Pay collapse continues as patient access worsens, says BDA
Figures say that more than a million new patients have tried and failed to get appointments
The British Dental Association (BDA) has warned that problems with patient access will endure, as official figures show sustained pressure on pay for NHS dentists across Britain.
Scottish practice owners have seen a 29 per cent real-term fall, and associate dentists a 35 per cent fall. Dentist leaders have said figures show the service has yet to recover from a decade-long collapse in real incomes.
Non-practice-owning associate dentists in England and Wales, who make up the overwhelming majority (80 per cent+) of the workforce, have seen their incomes drop from £67,800 in 2008/9 to £59,700 in 2017/18, a 36 per cent fall to less than £47,000 when factoring in inflation.

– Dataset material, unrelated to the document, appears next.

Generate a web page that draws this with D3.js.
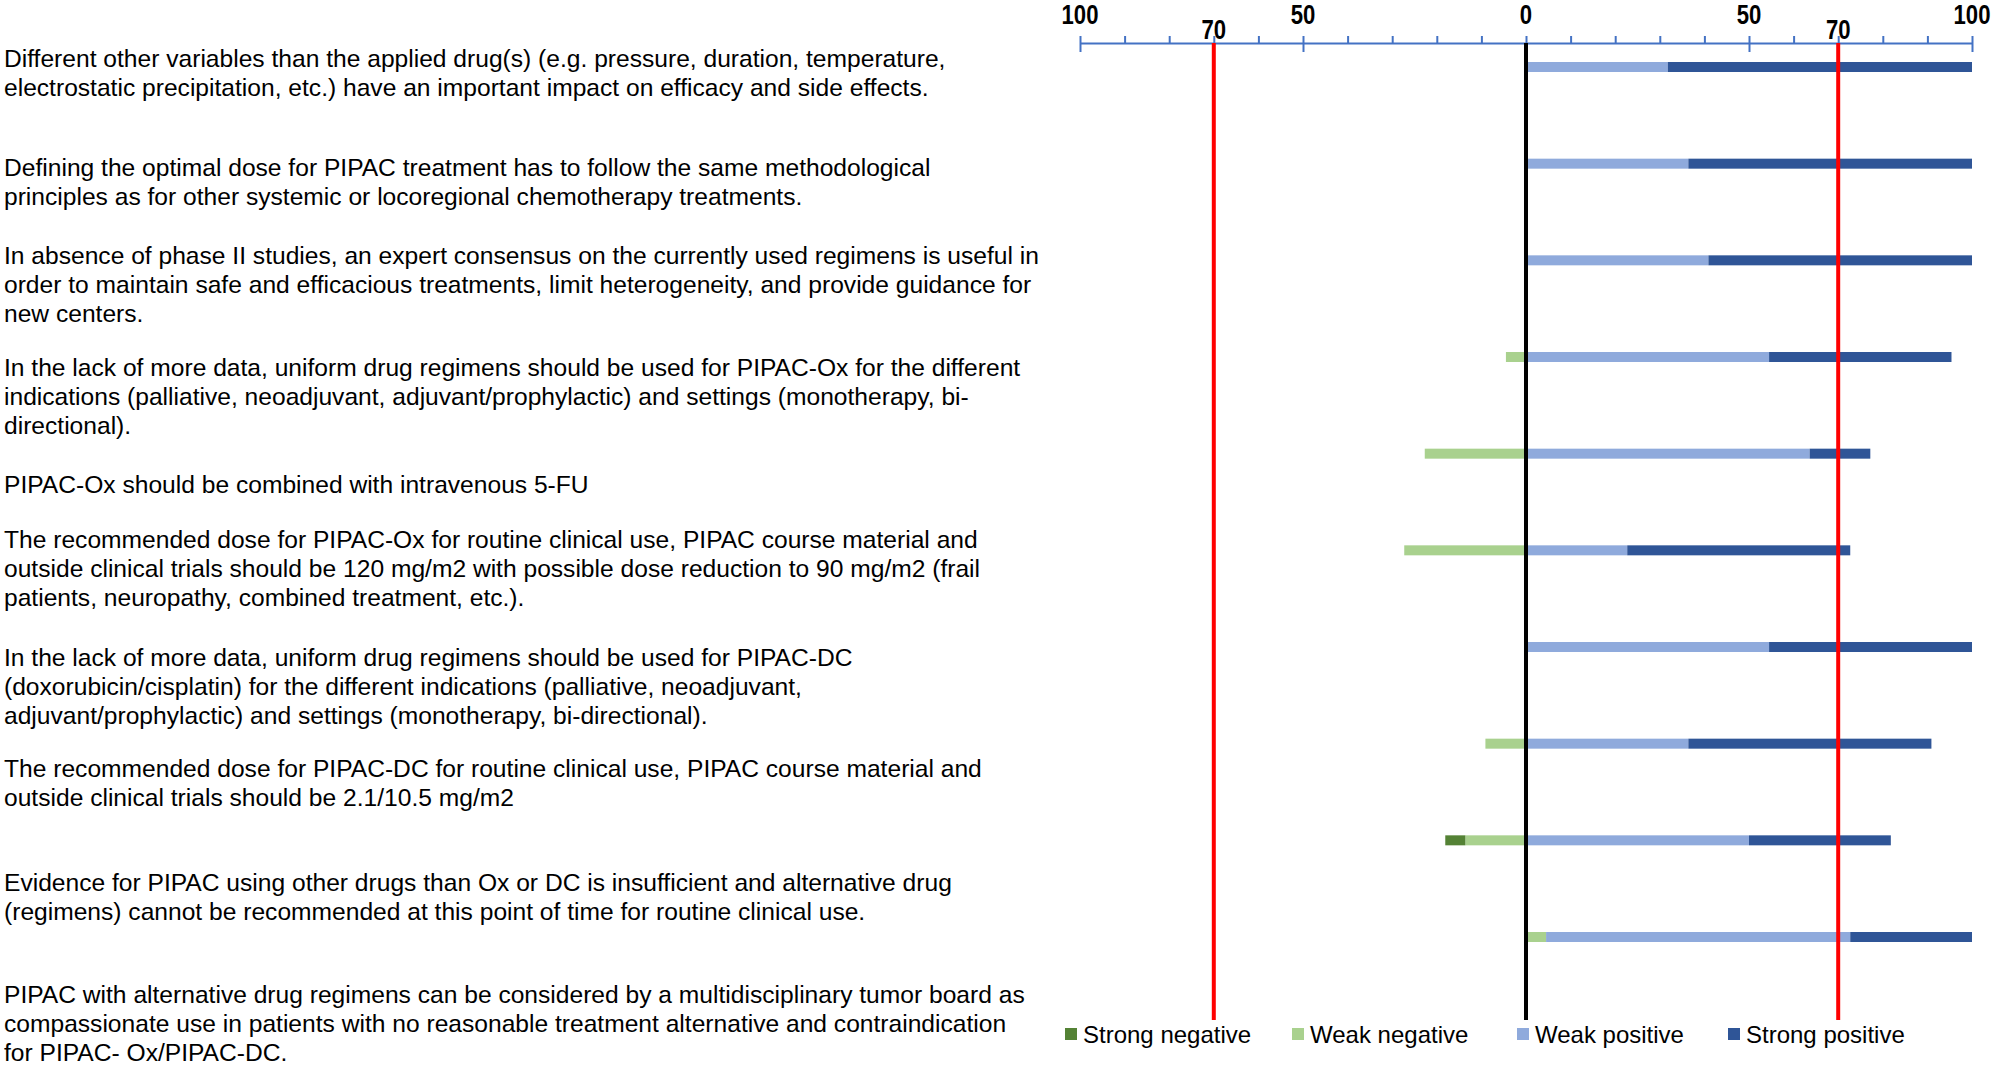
<!DOCTYPE html>
<html><head><meta charset="utf-8">
<script src="https://cdn.jsdelivr.net/npm/d3@7"></script>
<style>html,body{margin:0;padding:0;background:#fff;} svg{display:block;}</style>
</head><body>
<svg id="chart" width="1995" height="1068"></svg>
<script>
// ---------- data ----------
const statements = [
 ["Different other variables than the applied drug(s) (e.g. pressure, duration, temperature,",
  "electrostatic precipitation, etc.) have an important impact on efficacy and side effects."],
 ["Defining the optimal dose for PIPAC treatment has to follow the same methodological",
  "principles as for other systemic or locoregional chemotherapy treatments."],
 ["In absence of phase II studies, an expert consensus on the currently used regimens is useful in",
  "order to maintain safe and efficacious treatments, limit heterogeneity, and provide guidance for",
  "new centers."],
 ["In the lack of more data, uniform drug regimens should be used for PIPAC-Ox for the different",
  "indications (palliative, neoadjuvant, adjuvant/prophylactic) and settings (monotherapy, bi-",
  "directional)."],
 ["PIPAC-Ox should be combined with intravenous 5-FU"],
 ["The recommended dose for PIPAC-Ox for routine clinical use, PIPAC course material and",
  "outside clinical trials should be 120 mg/m2 with possible dose reduction to 90 mg/m2 (frail",
  "patients, neuropathy, combined treatment, etc.)."],
 ["In the lack of more data, uniform drug regimens should be used for PIPAC-DC",
  "(doxorubicin/cisplatin) for the different indications (palliative, neoadjuvant,",
  "adjuvant/prophylactic) and settings (monotherapy, bi-directional)."],
 ["The recommended dose for PIPAC-DC for routine clinical use, PIPAC course material and",
  "outside clinical trials should be 2.1/10.5 mg/m2"],
 ["Evidence for PIPAC using other drugs than Ox or DC is insufficient and alternative drug",
  "(regimens) cannot be recommended at this point of time for routine clinical use."],
 ["PIPAC with alternative drug regimens can be considered by a multidisciplinary tumor board as",
  "compassionate use in patients with no reasonable treatment alternative and contraindication",
  "for PIPAC- Ox/PIPAC-DC."]
];
const strongNegative = [0, 0, 0, 0, 0, 0, 0, 0, -4.5, 0];
const weakNegative   = [0, 0, 0, -4.5, -22.7, -27.3, 0, -9.1, -13.6, 4.5];
const weakPositive   = [31.8, 36.4, 40.9, 54.5, 63.6, 22.7, 54.5, 36.4, 50.0, 68.2];
const strongPositive = [68.2, 63.6, 59.1, 40.9, 13.6, 50.0, 45.5, 54.5, 31.8, 27.3];
const seriesNames = ["Strong negative", "Weak negative", "Weak positive", "Strong positive"];
const majorTicks = [-100, -50, 0, 50, 100];
const minorTicks = d3.range(-100, 101, 10);
const thresholds = [-70, 70];

// ---------- layout / style ----------
const W = 1995, H = 1068;
const colors = {"Strong negative":"#548235","Weak negative":"#A9D18E","Weak positive":"#8FAADC","Strong positive":"#2F5597"};
const labelTop = [67, 176, 264, 376, 493, 548, 666, 777, 891, 1003];
const lineGap = 29.2;
const legendX = [1065, 1292, 1517, 1728];
const axisY = 43, lineBottom = 1020;

const svg = d3.select("#chart");
svg.append("rect").attr("width", W).attr("height", H).attr("fill", "#fff");

const x = d3.scaleLinear().domain([-100, 100]).range([1080, 1972]);
const y = d3.scalePoint().domain(d3.range(statements.length)).range([67, 937]);
const barH = 10;

// statements text
const tg = svg.append("g").attr("font-family", "'Liberation Sans', Arial, sans-serif")
  .attr("font-size", 24.6).attr("fill", "#000");
statements.forEach((lines, i) => {
  const t = tg.append("text").attr("x", 4).attr("y", labelTop[i]);
  lines.forEach((ln, j) => {
    t.append("tspan").attr("x", 4).attr("y", labelTop[i] + j * lineGap).text(ln);
  });
});

// stacked bars
const rows = statements.map((s, i) => ({
  "Weak negative": weakNegative[i],
  "Strong negative": strongNegative[i],
  "Weak positive": weakPositive[i],
  "Strong positive": strongPositive[i],
  idx: i
}));
const stack = d3.stack()
  .keys(["Weak negative", "Strong negative", "Weak positive", "Strong positive"])
  .offset(d3.stackOffsetDiverging);
const series = stack(rows);
svg.append("g").selectAll("g").data(series).join("g")
  .attr("fill", d => colors[d.key])
  .selectAll("rect").data(d => d.filter(v => v[1] !== v[0])).join("rect")
  .attr("x", d => x(Math.min(d[0], d[1])))
  .attr("width", d => Math.abs(x(d[1]) - x(d[0])))
  .attr("y", d => y(d.data.idx) - barH / 2)
  .attr("height", barH);

// axis
const axisColor = "#4472C4";
const gMinor = svg.append("g").attr("transform", `translate(0,${axisY})`)
  .call(d3.axisTop(x).tickValues(minorTicks).tickSize(7).tickSizeOuter(0).tickFormat(""));
gMinor.selectAll("path,line").attr("stroke", axisColor).attr("stroke-width", 2);
const gMajor = svg.append("g").attr("transform", `translate(0,${axisY})`)
  .call(d3.axisBottom(x).tickValues(majorTicks).tickSize(9).tickSizeOuter(0).tickFormat(""));
gMajor.select(".domain").remove();
gMajor.selectAll("line").attr("stroke", axisColor).attr("stroke-width", 2);

// tick labels (absolute values)
const lab = svg.append("g").attr("font-family", "'Liberation Sans', Arial, sans-serif")
  .attr("font-weight", "bold").attr("font-size", 27).attr("fill", "#000").attr("text-anchor", "middle");
majorTicks.forEach(v => {
  lab.append("text").attr("transform", `translate(${x(v)},24) scale(0.82,1)`).text(Math.abs(v));
});
thresholds.forEach(v => {
  lab.append("text").attr("transform", `translate(${x(v)},39) scale(0.82,1)`).text(Math.abs(v));
});

// threshold lines and zero line
svg.append("g").selectAll("line").data(thresholds).join("line")
  .attr("x1", d => x(d)).attr("x2", d => x(d))
  .attr("y1", axisY).attr("y2", lineBottom)
  .attr("stroke", "#FF0000").attr("stroke-width", 4);
svg.append("line").attr("x1", x(0)).attr("x2", x(0)).attr("y1", axisY).attr("y2", lineBottom)
  .attr("stroke", "#000").attr("stroke-width", 4);

// legend
const lg = svg.append("g").attr("font-family", "'Liberation Sans', Arial, sans-serif").attr("font-size", 24);
seriesNames.forEach((name, i) => {
  lg.append("rect").attr("x", legendX[i]).attr("y", 1028).attr("width", 12).attr("height", 12).attr("fill", colors[name]);
  lg.append("text").attr("x", legendX[i] + 18).attr("y", 1043).text(name);
});
</script>
</body></html>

Practice owners in England and Wales have seen their real incomes fall by 30 per cent since 2008/9. Access problems have worsened in recent years, as recruitment and retention issues have worsened. More than a million new patients have tried and failed to secure appointments according to BDA analysis of official figures.
BDA surveys also indicate deep recruitment and retention problems, with three out of five dental practitioners saying they intend to reduce their NHS work, or stop entirely, in the next five years.
While dentist leaders have welcomed the latest above inflation pay awards, they have stressed the need for consistency given the scale of the last decade’s pay cuts.
Dave Cottam, Chair of the BDA’s General Dental Practice Committee said:
“NHS dentists have faced unprecedented cuts to real incomes, that have left patients struggling to get an appointment. “Recruitment and retention problems are mounting.
NHS dentistry simply cannot have a future without NHS dentists prepared to work within it.”